The Epitome of Style Over Substance

The final Spring Budget was always expected to be a low-key affair and so it proved, with Chancellor Philip Hammond delivering a polished performance, but one which lacked anything of real magnitude. Whilst the pre-budget forecasters pontificated that most of the weightier issues wouldn’t be announced until later in the year, Mr Hammond still finds himself hemmed in by crippling debt levels and stubbornly low productivity.

One of the most notable features was the anticipated cash injection into Health and Social care which was forecast at £1.3bn, came in at a much more fulsome £2bn, but this will be phased over three years, with around half to be drawn down in the 2017/18 fiscal year. The issue that appears to have caused most vexation however, is the change to National Insurance Contributions for the self-employed, dubbed as a raid on ‘white-van-man’ and carries the hallmarks of reneging on a pre-election pledge.

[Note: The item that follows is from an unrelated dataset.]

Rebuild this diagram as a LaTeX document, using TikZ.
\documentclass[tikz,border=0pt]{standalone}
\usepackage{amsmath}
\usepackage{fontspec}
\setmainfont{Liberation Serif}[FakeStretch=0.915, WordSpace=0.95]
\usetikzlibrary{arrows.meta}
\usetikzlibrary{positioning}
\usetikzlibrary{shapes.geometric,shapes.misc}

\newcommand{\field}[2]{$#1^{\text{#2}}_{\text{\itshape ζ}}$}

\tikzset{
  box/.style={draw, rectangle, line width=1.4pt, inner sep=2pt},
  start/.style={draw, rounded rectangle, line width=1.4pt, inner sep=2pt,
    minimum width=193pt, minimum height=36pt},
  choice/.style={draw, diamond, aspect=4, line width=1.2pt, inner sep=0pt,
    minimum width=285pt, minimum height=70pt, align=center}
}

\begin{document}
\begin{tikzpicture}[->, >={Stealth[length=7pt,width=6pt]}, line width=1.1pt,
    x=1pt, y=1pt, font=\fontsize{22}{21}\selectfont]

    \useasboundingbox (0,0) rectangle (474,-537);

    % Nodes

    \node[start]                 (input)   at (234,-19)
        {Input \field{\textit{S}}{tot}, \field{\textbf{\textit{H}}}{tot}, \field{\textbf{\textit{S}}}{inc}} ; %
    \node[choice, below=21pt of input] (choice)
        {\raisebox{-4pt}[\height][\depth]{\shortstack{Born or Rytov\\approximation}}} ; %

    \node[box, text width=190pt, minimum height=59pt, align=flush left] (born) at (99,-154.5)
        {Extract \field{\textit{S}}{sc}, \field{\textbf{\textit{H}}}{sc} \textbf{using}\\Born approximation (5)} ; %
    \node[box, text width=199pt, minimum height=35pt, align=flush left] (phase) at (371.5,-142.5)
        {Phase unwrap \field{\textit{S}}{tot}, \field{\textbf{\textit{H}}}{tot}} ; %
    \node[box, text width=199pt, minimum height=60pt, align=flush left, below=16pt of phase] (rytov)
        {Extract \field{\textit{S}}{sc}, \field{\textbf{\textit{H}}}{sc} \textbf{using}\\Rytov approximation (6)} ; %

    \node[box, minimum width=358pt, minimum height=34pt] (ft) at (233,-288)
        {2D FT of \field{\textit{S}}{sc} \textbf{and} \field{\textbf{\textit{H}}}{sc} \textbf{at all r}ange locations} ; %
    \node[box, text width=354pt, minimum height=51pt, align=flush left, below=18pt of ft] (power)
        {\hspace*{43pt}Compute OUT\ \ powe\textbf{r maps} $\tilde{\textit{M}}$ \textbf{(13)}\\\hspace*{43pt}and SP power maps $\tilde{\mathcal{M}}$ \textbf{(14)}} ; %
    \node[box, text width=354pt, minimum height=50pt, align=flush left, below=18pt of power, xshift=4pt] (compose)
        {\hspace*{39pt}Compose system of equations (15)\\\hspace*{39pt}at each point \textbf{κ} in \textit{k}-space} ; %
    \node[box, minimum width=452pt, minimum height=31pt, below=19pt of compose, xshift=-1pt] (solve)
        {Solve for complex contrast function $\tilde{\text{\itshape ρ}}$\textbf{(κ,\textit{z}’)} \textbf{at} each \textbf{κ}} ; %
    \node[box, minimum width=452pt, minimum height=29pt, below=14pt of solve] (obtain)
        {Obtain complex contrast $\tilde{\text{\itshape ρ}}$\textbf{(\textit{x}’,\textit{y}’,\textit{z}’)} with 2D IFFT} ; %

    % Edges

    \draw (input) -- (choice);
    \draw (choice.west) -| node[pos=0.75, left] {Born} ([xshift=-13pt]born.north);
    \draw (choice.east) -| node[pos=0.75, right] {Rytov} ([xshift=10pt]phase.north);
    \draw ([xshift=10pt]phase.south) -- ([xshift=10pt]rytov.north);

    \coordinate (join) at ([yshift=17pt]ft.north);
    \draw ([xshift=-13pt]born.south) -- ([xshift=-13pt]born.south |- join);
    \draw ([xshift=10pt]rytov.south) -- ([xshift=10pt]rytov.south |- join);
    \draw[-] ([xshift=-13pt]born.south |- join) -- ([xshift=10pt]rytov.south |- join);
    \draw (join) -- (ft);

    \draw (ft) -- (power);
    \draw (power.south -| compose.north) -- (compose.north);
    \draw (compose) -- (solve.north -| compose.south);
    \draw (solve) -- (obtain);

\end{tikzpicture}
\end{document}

The significant factor as we see it, was the reaction from financial markets. There wasn’t one. Both the FTSE-100 and the broader All-Share were unchanged following the announcement. Bond markets strengthened slightly and Sterling weakened very modestly against the Dollar and the Euro but it was the magnitude of the movement not the direction that is important. It strongly suggests to us that Philip Hammond said little or nothing that was not expected, and that the growth and debt numbers used are to be taken with a huge pinch of salt, an issue we discuss in the next section.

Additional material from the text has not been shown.